• Your task: Select from the data all lines with the word "this".

• Data for the task:
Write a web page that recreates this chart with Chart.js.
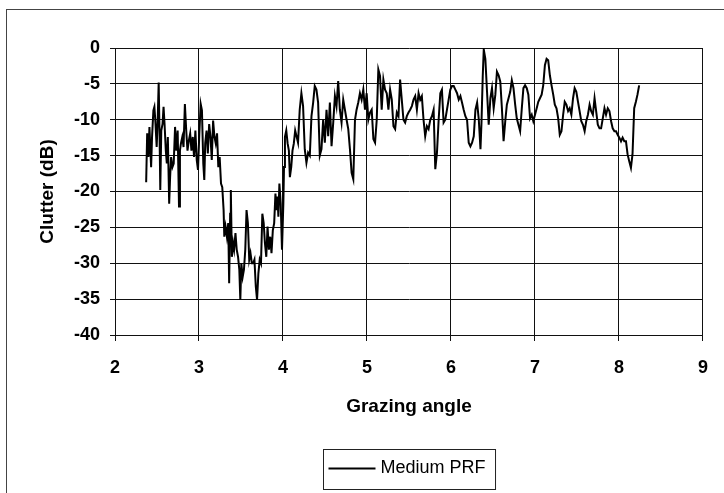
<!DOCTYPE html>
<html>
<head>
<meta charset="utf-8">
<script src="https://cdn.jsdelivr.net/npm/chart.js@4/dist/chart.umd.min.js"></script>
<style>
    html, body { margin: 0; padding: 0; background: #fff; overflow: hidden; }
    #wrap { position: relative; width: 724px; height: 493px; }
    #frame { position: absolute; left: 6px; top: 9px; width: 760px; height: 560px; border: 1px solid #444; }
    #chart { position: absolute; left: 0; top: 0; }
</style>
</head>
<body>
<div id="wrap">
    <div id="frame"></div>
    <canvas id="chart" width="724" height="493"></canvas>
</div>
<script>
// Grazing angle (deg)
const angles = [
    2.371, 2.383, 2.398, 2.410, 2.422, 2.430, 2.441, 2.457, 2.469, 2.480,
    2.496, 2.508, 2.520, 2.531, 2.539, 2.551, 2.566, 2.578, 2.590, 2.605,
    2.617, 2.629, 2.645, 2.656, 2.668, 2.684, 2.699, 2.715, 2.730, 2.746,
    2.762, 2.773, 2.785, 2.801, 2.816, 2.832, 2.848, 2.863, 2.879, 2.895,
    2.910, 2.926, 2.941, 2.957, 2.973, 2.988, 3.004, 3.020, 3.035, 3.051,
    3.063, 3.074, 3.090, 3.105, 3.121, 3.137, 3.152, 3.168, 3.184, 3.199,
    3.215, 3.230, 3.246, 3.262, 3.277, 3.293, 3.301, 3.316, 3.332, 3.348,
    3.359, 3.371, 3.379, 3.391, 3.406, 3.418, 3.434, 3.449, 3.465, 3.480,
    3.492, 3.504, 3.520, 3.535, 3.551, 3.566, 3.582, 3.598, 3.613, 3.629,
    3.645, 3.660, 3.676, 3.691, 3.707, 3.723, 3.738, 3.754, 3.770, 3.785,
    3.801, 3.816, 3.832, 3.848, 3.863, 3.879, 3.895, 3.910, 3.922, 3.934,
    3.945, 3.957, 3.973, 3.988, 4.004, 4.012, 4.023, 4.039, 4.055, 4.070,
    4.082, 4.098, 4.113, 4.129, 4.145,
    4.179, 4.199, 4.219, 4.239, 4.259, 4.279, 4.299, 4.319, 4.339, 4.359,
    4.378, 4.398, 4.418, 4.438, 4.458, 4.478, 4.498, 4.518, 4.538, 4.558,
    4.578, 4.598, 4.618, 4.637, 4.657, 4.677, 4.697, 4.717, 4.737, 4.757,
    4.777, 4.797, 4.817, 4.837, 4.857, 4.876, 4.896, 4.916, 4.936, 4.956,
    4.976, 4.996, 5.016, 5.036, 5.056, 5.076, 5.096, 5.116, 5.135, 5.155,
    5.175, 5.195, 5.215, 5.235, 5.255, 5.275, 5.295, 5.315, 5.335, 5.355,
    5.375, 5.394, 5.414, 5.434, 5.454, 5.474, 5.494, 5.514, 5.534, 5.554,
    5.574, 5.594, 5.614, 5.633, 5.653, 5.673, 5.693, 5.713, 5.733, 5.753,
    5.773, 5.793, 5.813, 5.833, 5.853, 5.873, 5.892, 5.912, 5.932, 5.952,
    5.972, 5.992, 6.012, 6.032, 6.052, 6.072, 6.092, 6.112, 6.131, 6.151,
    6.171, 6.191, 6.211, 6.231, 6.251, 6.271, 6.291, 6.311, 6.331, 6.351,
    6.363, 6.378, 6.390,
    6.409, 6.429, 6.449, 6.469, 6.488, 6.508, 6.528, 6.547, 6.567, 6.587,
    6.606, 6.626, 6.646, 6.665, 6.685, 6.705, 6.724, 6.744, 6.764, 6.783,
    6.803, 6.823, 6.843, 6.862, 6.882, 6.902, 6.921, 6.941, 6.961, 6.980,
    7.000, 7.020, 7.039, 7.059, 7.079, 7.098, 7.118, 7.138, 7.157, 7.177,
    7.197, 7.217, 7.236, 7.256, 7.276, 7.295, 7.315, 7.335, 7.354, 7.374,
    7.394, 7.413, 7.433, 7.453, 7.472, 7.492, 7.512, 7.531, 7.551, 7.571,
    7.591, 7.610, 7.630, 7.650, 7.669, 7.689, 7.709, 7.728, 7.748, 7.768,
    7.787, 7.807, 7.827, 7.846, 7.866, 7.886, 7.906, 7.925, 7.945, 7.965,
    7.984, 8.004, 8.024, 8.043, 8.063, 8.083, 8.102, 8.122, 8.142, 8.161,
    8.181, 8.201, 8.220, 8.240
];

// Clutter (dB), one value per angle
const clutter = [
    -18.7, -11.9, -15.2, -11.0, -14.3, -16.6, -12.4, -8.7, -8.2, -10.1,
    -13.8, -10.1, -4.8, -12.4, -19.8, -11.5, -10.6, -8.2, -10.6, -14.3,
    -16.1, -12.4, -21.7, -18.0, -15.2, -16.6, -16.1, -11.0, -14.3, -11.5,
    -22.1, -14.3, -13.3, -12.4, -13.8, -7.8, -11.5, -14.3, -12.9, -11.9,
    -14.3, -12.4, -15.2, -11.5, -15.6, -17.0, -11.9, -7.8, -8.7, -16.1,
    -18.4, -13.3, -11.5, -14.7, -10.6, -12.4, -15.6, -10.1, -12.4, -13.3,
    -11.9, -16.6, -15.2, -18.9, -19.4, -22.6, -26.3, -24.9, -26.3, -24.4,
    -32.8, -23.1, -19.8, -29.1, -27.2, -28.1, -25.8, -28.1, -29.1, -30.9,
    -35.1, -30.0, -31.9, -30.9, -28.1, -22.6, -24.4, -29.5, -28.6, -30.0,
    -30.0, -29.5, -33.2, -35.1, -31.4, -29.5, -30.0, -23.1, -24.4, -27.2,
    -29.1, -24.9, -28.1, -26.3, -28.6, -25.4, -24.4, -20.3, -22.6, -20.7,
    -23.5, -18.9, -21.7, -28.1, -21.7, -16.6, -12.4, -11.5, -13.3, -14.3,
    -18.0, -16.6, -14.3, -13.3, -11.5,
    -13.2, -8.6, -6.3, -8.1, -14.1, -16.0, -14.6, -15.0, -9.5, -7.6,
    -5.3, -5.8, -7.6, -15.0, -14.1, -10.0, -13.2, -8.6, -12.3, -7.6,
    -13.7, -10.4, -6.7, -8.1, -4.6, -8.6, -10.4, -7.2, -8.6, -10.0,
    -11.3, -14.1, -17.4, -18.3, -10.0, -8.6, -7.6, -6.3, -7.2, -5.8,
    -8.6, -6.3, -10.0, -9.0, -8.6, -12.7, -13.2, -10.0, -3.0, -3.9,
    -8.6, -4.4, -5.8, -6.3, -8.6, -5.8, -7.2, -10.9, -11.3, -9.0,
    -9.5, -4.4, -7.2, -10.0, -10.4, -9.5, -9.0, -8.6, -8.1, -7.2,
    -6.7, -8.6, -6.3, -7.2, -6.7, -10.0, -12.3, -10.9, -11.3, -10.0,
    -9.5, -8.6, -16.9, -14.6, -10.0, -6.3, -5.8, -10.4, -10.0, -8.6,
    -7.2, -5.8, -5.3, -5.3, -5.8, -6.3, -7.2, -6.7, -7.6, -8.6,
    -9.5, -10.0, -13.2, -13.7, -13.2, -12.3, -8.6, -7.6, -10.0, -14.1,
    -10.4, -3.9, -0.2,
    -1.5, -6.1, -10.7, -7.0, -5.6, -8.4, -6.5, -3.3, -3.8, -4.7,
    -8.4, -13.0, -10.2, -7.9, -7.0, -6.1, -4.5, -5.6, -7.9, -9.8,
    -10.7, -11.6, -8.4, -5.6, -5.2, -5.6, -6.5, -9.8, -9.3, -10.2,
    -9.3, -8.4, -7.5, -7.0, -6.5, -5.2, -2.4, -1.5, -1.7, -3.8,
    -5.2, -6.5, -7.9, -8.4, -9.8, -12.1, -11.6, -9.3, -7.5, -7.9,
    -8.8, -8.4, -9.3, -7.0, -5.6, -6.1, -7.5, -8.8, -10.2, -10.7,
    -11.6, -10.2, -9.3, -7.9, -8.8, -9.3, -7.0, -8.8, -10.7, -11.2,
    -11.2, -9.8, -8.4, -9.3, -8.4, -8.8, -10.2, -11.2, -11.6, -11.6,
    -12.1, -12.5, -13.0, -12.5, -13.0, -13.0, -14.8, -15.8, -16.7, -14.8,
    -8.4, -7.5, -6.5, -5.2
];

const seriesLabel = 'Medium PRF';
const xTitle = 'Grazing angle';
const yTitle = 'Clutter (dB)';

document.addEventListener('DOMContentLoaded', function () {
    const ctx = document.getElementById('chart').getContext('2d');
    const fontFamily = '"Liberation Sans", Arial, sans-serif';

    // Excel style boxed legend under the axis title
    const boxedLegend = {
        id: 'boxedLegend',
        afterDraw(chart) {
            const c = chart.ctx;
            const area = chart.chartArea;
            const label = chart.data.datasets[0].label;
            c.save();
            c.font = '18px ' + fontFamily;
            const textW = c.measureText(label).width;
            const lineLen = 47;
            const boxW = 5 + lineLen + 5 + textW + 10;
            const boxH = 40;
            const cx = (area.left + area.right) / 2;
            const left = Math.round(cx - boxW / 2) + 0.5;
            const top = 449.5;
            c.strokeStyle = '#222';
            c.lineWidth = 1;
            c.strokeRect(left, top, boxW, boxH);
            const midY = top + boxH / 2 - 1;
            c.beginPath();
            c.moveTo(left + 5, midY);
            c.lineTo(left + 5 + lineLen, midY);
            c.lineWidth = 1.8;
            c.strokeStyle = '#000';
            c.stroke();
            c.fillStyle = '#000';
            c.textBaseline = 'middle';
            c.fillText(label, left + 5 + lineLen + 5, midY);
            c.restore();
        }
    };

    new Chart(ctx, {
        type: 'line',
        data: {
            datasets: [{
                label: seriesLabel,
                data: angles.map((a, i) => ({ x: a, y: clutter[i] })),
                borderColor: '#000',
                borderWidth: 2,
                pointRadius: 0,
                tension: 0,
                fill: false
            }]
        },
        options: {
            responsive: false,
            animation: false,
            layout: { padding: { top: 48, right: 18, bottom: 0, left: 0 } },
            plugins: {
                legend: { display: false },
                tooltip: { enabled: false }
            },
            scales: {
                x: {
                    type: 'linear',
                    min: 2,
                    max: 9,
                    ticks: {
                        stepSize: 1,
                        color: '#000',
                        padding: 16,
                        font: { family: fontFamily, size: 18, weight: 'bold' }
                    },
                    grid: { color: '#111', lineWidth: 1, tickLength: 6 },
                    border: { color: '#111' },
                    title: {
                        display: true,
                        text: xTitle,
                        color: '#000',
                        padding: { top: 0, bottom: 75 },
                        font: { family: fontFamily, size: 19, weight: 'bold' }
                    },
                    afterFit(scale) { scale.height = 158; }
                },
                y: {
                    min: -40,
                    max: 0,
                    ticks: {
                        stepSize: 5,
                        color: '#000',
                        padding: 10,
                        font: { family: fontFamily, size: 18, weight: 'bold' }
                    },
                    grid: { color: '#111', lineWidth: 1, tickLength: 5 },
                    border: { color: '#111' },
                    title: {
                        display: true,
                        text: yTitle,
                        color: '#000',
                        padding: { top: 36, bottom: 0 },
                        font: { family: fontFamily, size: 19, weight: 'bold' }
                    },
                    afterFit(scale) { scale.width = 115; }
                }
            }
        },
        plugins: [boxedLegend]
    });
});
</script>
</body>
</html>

---

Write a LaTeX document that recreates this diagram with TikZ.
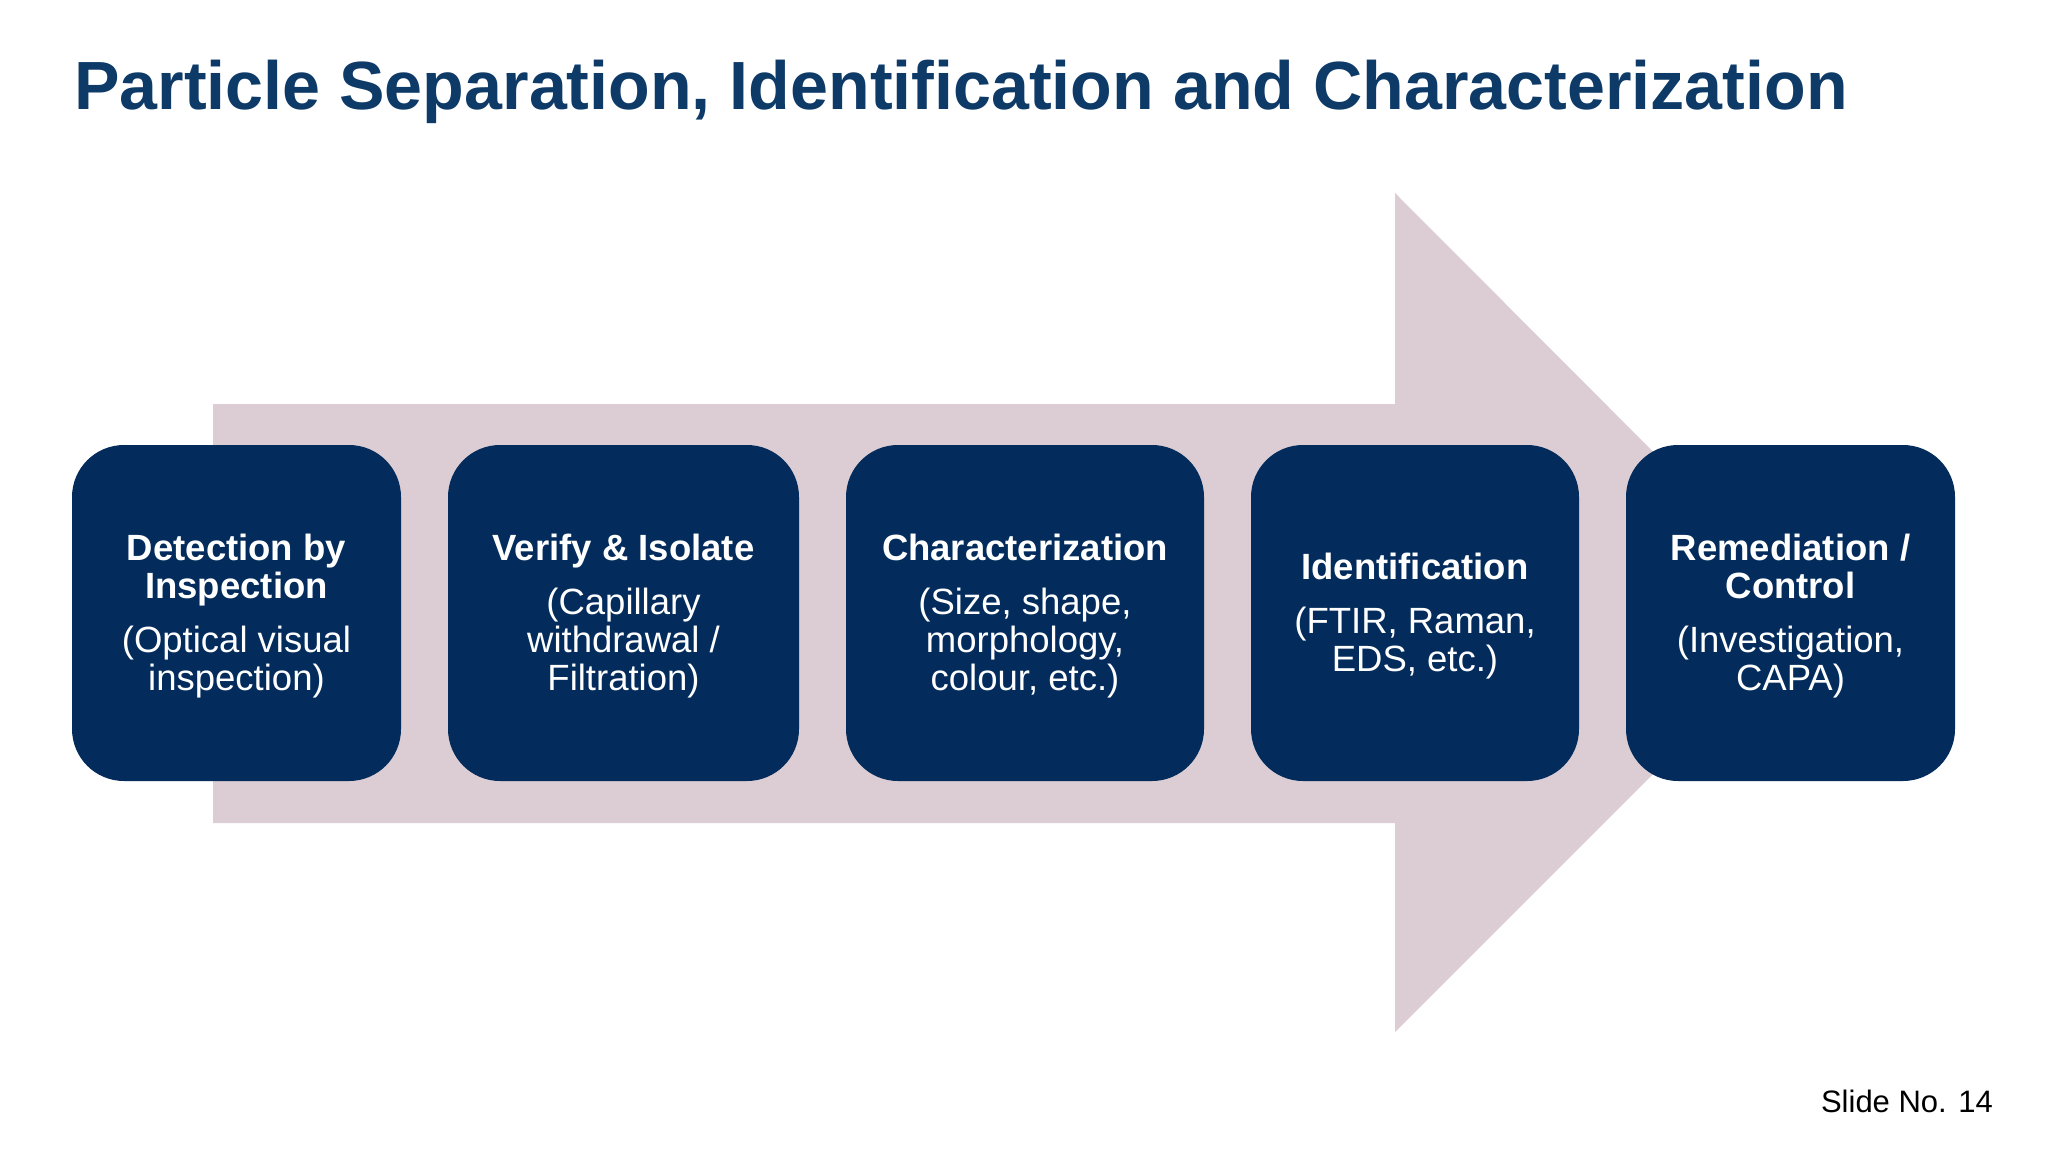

• Finished task:
Write a web page that recreates this chart with Chart.js.
Write a LaTeX document that recreates this diagram with TikZ.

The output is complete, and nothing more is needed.